Separating Perception and Reasoning via Neurosymbolic VQA

Purely symbolic approaches to artificial intelligence are inherently relational. Practitioners define the relations between symbols using the language of logic and mathematics, and then reason about these relations using a multitude of powerful methods, including deduction, arithmetic, and algebra. But symbolic approaches suffer from the symbol grounding problem and are not robust to small task and input variations. Other approaches, such as those based on statistical learning, build representations from raw data and often generalize across diverse and noisy conditions. However, a number of these approaches, such as deep learning, often struggle in data-poor problems where the underlying structure is characterized by sparse but complex relations.

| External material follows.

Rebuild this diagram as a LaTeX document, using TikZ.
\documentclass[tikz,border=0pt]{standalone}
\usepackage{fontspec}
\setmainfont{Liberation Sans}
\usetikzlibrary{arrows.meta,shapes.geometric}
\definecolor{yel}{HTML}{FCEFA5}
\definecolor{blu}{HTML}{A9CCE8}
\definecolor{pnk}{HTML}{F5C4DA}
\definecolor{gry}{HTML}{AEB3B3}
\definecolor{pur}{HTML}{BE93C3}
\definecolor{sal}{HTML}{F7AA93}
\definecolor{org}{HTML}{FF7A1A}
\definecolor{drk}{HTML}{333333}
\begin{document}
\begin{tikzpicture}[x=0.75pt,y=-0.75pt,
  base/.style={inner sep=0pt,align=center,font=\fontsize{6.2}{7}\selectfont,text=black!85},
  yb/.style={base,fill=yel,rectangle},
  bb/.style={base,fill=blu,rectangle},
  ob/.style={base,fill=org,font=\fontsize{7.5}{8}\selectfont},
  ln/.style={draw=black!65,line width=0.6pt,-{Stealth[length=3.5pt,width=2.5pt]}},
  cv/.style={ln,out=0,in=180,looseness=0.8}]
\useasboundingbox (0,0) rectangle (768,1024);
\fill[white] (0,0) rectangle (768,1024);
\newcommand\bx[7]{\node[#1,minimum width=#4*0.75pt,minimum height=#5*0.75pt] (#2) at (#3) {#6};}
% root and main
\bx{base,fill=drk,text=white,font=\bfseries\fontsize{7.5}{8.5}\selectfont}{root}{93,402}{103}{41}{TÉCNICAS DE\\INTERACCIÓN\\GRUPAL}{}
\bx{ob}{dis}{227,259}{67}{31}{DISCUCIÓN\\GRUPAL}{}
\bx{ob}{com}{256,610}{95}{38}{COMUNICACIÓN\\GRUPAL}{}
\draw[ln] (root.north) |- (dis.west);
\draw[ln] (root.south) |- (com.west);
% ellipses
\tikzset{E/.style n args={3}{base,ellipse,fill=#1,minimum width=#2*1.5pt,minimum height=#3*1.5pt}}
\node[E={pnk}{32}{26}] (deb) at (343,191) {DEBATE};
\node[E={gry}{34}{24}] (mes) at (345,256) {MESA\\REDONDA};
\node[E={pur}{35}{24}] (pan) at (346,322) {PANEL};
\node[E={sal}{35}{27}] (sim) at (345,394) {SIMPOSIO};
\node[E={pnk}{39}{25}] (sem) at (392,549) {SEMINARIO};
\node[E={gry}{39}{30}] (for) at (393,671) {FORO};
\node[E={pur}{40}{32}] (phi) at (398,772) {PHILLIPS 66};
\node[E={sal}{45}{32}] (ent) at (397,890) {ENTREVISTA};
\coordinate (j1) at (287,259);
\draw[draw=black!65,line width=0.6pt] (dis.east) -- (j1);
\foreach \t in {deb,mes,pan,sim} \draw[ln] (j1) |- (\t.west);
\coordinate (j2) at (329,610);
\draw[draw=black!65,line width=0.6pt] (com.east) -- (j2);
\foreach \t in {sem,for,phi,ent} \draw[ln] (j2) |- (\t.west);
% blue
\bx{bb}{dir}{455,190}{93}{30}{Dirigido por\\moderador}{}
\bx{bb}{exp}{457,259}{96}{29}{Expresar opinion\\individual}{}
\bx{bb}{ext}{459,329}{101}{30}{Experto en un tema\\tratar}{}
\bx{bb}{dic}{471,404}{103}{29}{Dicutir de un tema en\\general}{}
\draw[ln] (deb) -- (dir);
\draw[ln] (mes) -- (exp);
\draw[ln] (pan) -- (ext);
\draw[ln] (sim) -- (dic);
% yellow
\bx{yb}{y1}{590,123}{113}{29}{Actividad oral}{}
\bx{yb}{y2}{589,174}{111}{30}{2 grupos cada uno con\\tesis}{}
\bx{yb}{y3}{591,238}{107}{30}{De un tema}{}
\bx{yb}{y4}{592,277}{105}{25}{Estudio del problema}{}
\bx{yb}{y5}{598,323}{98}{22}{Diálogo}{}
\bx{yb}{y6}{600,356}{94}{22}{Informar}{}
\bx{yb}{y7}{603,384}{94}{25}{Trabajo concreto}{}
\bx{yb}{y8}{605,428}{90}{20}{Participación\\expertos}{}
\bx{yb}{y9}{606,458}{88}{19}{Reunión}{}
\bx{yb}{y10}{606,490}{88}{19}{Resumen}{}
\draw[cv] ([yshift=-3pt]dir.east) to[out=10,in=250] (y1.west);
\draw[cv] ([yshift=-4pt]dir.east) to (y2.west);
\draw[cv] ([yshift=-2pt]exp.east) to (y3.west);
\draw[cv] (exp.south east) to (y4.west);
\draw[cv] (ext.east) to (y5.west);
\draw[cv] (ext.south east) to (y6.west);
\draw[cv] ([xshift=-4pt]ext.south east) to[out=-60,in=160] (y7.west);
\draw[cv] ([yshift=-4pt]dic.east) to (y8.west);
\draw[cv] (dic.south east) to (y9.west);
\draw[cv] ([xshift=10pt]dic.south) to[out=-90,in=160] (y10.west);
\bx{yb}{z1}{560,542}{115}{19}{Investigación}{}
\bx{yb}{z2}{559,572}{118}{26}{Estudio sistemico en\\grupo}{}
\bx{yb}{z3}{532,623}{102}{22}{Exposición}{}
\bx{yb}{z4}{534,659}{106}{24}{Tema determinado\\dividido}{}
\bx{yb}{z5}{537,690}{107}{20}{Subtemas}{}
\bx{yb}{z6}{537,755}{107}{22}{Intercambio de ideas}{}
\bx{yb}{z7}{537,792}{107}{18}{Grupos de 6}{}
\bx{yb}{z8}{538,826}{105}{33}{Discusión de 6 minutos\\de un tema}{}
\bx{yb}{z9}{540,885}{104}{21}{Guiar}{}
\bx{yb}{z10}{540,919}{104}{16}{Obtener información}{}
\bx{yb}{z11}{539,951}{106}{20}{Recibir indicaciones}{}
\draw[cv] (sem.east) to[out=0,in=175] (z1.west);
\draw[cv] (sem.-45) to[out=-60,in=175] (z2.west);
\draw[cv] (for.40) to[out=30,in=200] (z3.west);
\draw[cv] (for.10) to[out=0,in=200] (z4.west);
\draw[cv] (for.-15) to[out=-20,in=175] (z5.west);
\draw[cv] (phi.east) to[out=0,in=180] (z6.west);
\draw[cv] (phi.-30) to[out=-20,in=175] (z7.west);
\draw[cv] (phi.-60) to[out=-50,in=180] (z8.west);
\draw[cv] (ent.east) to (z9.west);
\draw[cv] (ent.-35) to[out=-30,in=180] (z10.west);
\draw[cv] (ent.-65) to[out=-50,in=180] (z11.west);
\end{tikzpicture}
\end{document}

In this project you will study the implementation of AI approaches that offer the ability to combine neural and symbolic representations in their attempt to answer the so called Visual Question-Answer task.

The approach here called NS-VQA is introducing object-level scene parsing and uses a program-based response system.

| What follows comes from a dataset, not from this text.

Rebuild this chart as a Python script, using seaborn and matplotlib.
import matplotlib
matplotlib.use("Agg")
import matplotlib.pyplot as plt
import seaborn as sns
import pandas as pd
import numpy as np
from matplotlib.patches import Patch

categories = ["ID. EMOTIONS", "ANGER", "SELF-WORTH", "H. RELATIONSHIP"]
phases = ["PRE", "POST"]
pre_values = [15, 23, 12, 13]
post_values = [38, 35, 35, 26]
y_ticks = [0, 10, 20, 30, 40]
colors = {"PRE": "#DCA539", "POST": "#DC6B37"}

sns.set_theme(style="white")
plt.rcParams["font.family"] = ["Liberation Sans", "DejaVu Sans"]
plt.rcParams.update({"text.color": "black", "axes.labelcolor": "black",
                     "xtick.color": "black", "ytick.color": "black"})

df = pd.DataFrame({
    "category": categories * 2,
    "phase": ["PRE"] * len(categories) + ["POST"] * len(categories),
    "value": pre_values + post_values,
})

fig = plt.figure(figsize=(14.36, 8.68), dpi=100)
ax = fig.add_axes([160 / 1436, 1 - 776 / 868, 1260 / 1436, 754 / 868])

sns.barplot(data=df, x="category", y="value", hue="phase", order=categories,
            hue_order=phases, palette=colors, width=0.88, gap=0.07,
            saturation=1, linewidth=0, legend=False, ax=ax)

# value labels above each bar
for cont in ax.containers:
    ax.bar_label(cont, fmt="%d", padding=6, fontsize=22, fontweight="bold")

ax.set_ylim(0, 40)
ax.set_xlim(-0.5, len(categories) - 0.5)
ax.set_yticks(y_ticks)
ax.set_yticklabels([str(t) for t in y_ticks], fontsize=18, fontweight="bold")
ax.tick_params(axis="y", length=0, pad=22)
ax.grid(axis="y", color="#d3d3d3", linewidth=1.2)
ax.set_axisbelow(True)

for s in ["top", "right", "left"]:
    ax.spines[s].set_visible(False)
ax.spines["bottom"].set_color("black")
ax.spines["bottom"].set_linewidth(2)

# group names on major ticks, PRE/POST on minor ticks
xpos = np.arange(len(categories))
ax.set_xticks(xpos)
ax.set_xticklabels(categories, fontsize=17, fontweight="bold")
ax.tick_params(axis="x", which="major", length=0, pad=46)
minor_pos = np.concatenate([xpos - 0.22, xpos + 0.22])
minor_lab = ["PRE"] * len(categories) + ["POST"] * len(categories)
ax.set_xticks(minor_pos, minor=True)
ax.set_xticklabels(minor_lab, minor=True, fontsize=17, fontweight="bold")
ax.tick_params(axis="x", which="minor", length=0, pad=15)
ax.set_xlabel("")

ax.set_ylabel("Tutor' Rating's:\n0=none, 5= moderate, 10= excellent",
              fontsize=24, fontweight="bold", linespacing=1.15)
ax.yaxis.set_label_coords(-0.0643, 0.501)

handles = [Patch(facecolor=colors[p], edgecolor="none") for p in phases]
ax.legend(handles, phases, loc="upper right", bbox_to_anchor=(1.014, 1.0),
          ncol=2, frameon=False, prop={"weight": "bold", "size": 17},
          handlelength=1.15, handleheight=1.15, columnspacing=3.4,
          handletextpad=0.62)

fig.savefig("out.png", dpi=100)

The CLEVR dataset is a synthetic photorealistic 3D dataset. You can download the published CLEVR dataset. You will apply the NeuroSymbolic VQA approach to it. Feel free to consult the implementation of the approach here but you need to bring up your own repo that can demonstrate the technique (see below) with the latest versions of the frameworks of your choice.

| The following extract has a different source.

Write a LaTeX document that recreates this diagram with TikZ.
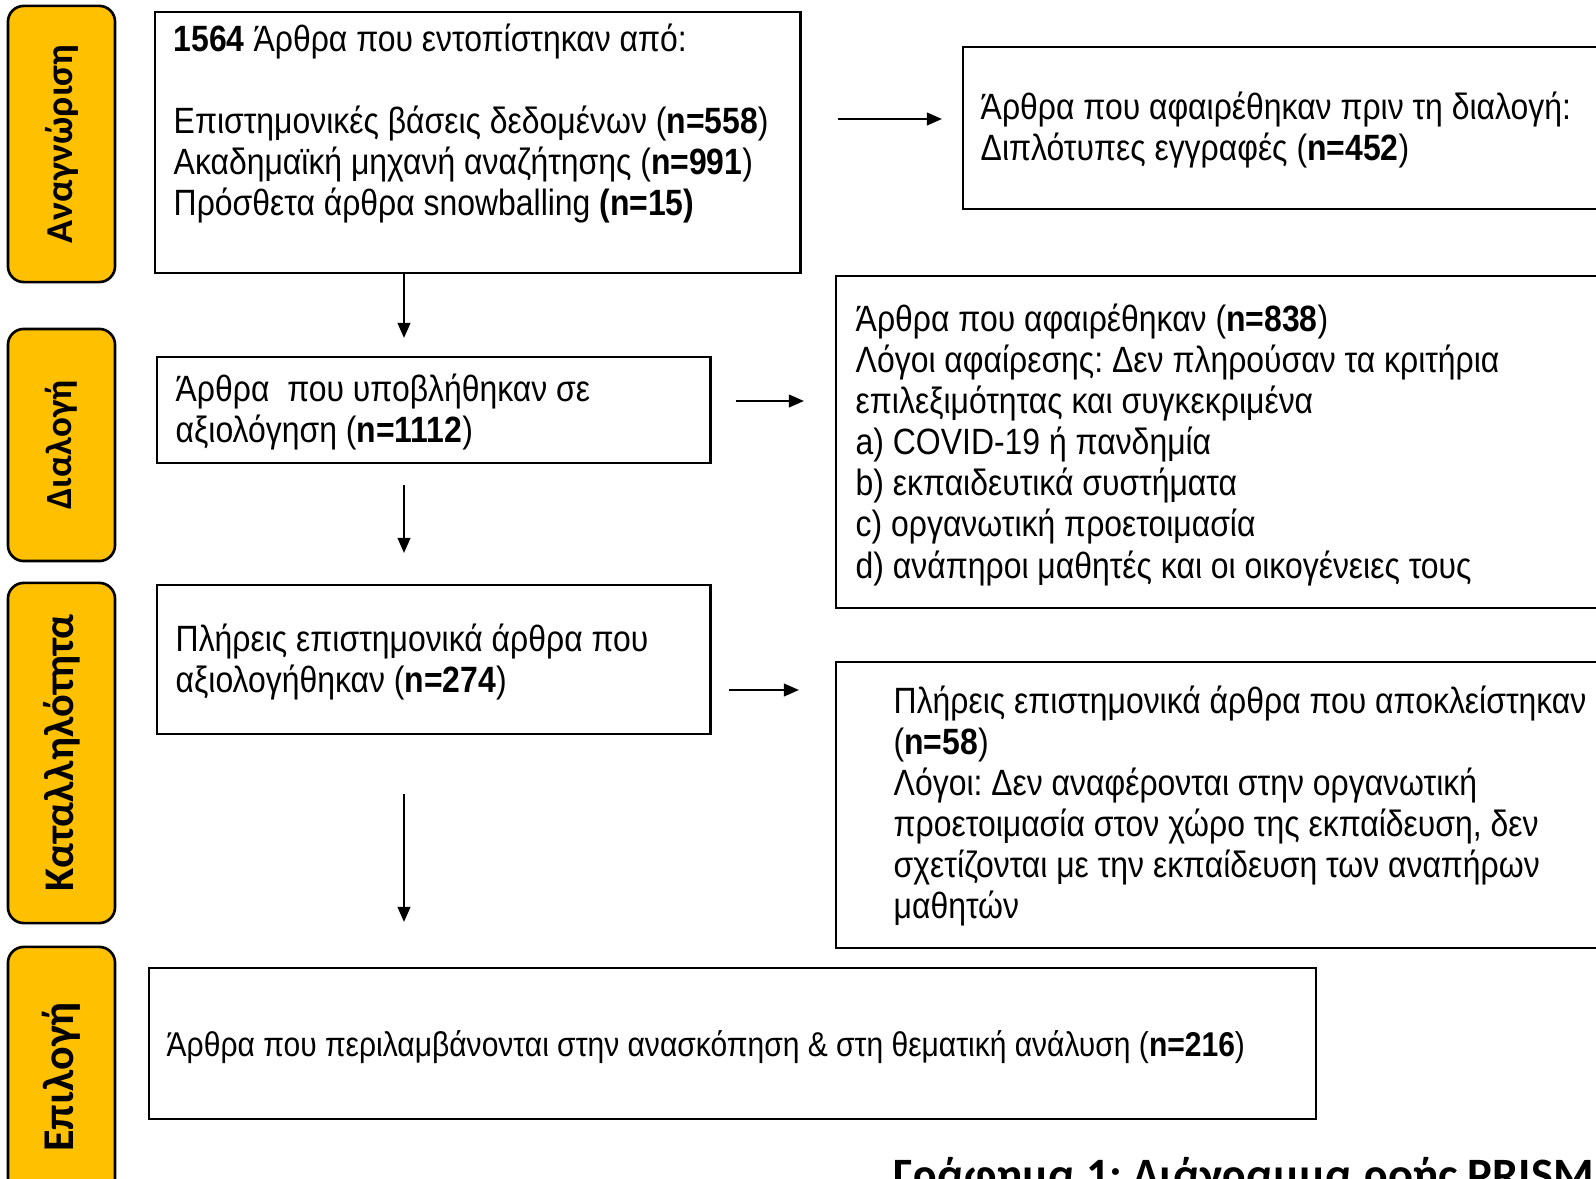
\documentclass[tikz,border=0pt]{standalone}
\usepackage{fontspec}
\setmainfont[FakeStretch=0.873]{Liberation Sans}
\newfontfamily\phasefont{Carlito}
\usetikzlibrary{positioning,calc,arrows.meta}
\definecolor{phasegold}{HTML}{FFC000}
\frenchspacing

\begin{document}
\begin{tikzpicture}[x=0.01cm, y=-0.01cm,
    phase/.style={draw=black, line width=0.75pt, fill=phasegold, rounded corners=4.5pt,
        rotate=90, minimum height=1.07cm},
    box/.style={draw=black, line width=0.65pt, anchor=north west, inner sep=0pt},
    boxtext/.style={anchor=north west, inner sep=0pt, align=left,
        font=\fontsize{10.4}{11.7}\selectfont},
    arr/.style={line width=0.6pt, -{Triangle[length=4.3pt, width=3.6pt]}}]
    \useasboundingbox (0,0) rectangle (1596,1179);
    \clip (0,0) rectangle (1596,1179);

    % Phasen links
    \node[phase, minimum width=2.76cm, font=\phasefont\bfseries\fontsize{10.8}{12}\selectfont] (identification) at (61.5,144) {Αναγνώριση};
    \node[phase, minimum width=2.32cm, font=\phasefont\bfseries\fontsize{10.5}{12}\selectfont] (screening) at (61.5,445) {Διαλογή};
    \node[phase, minimum width=3.40cm, font=\phasefont\bfseries\fontsize{12}{14}\selectfont] (eligibility) at (61.5,753) {Καταλληλότητα};
    \node[phase, minimum width=2.60cm, font=\phasefont\bfseries\fontsize{12.5}{14}\selectfont] (included) at (61.5,1077) {Επιλογή};

    % Kaesten
    \node[box, minimum width=6.45cm, minimum height=2.61cm] (found) at (154,11) {};
    \node[box, minimum width=6.60cm, minimum height=1.62cm] (dupl) at (962,46) {};
    \node[box, minimum width=5.53cm, minimum height=1.06cm] (screened) at (156,356) {};
    \node[box, minimum width=7.80cm, minimum height=3.32cm] (removed) at (835,275) {};
    \node[box, minimum width=5.53cm, minimum height=1.49cm] (fulltext) at (156,584) {};
    \node[box, minimum width=7.80cm, minimum height=2.86cm] (excluded) at (835,661) {};
    \node[box, minimum width=11.66cm, minimum height=1.51cm] (final) at (148,967) {};

    % Texte
    \node[boxtext] (foundtxt) at (173,23) {\textbf{1564} Άρθρα που εντοπίστηκαν από:\\[11.7pt]
        Επιστημονικές βάσεις δεδομένων (\textbf{n=558})\\
        Ακαδημαϊκή μηχανή αναζήτησης (\textbf{n=991})\\
        Πρόσθετα άρθρα snowballing \textbf{(n=15)}};
    \node[boxtext] (dupltxt) at (980,91) {Άρθρα που αφαιρέθηκαν πριν τη διαλογή:\\
        Διπλότυπες εγγραφές (\textbf{n=452})};
    \node[boxtext] (screenedtxt) at (175,373) {Άρθρα\ \ που υποβλήθηκαν σε\\
        αξιολόγηση (\textbf{n=1112})};
    \node[boxtext] (removedtxt) at (855,303) {Άρθρα που αφαιρέθηκαν (\textbf{n=838})\\
        Λόγοι αφαίρεσης: Δεν πληρούσαν τα κριτήρια\\
        επιλεξιμότητας και συγκεκριμένα\\
        a) COVID-19 ή πανδημία\\
        b) εκπαιδευτικά συστήματα\\
        c) οργανωτική προετοιμασία\\
        d) ανάπηροι μαθητές και οι οικογένειες τους};
    \node[boxtext] (fulltexttxt) at (175,623) {Πλήρεις επιστημονικά άρθρα που\\
        αξιολογήθηκαν (\textbf{n=274})};
    \node[boxtext] (excludedtxt) at (893,685) {Πλήρεις επιστημονικά άρθρα που αποκλείστηκαν\\
        (\textbf{n=58})\\
        Λόγοι: Δεν αναφέρονται στην οργανωτική\\
        προετοιμασία στον χώρο της εκπαίδευση, δεν\\
        σχετίζονται με την εκπαίδευση των αναπήρων\\
        μαθητών};
    \node[anchor=west, inner sep=0pt, font=\fontsize{9.78}{11.7}\selectfont] (finaltxt) at (166,1047)
        {Άρθρα που περιλαμβάνονται στην ανασκόπηση \& στη θεματική ανάλυση (\textbf{n=216})};

    % Bildunterschrift
    \node[anchor=base west, inner sep=0pt, font=\phasefont\bfseries\fontsize{13.2}{15}\selectfont] (caption)
        at (893,1190) {Γράφημα 1: Διάγραμμα ροής PRISMA};

    % Pfeile
    \coordinate (col) at (404,0);
    \draw[arr, shorten >=0.18cm] (found.south -| col) -- (screened.north -| col);
    \draw[arr, shorten <=0.21cm, shorten >=0.31cm] (screened.south -| col) -- (fulltext.north -| col);
    \draw[arr, shorten <=0.59cm, shorten >=0.45cm] (fulltext.south -| col) -- (final.north -| col);
    \draw[arr, shorten <=0.36cm, shorten >=0.20cm] ($(found.north east)+(0,108)$) -- ($(dupl.north west)+(0,73)$);
    \draw[arr, shorten <=0.24cm, shorten >=0.31cm] ($(screened.north east)+(0,45)$) -- ($(removed.north west)+(0,126)$);
    \draw[arr, shorten <=0.17cm, shorten >=0.36cm] ($(fulltext.north east)+(0,106)$) -- ($(excluded.north west)+(0,29)$);
\end{tikzpicture}
\end{document}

In all the items below, include descriptions of all impediments you will face in your attempt to replicate the results. When the paper gives you options, always select the least possible number of examples, questions etc. to ensure that the code runs in your environment. Test and obtain results only for the CLEVR dataset.

Scene Parser (10 points)

Thoroughly explain the operation of the scene parser - almost line by line.

Question Parser (10 points)

Thoroughly explain the operation of the question parser - almost line by line.

Program Executor (10 points)

Thoroughly explain the operation of the question parser - almost line by line.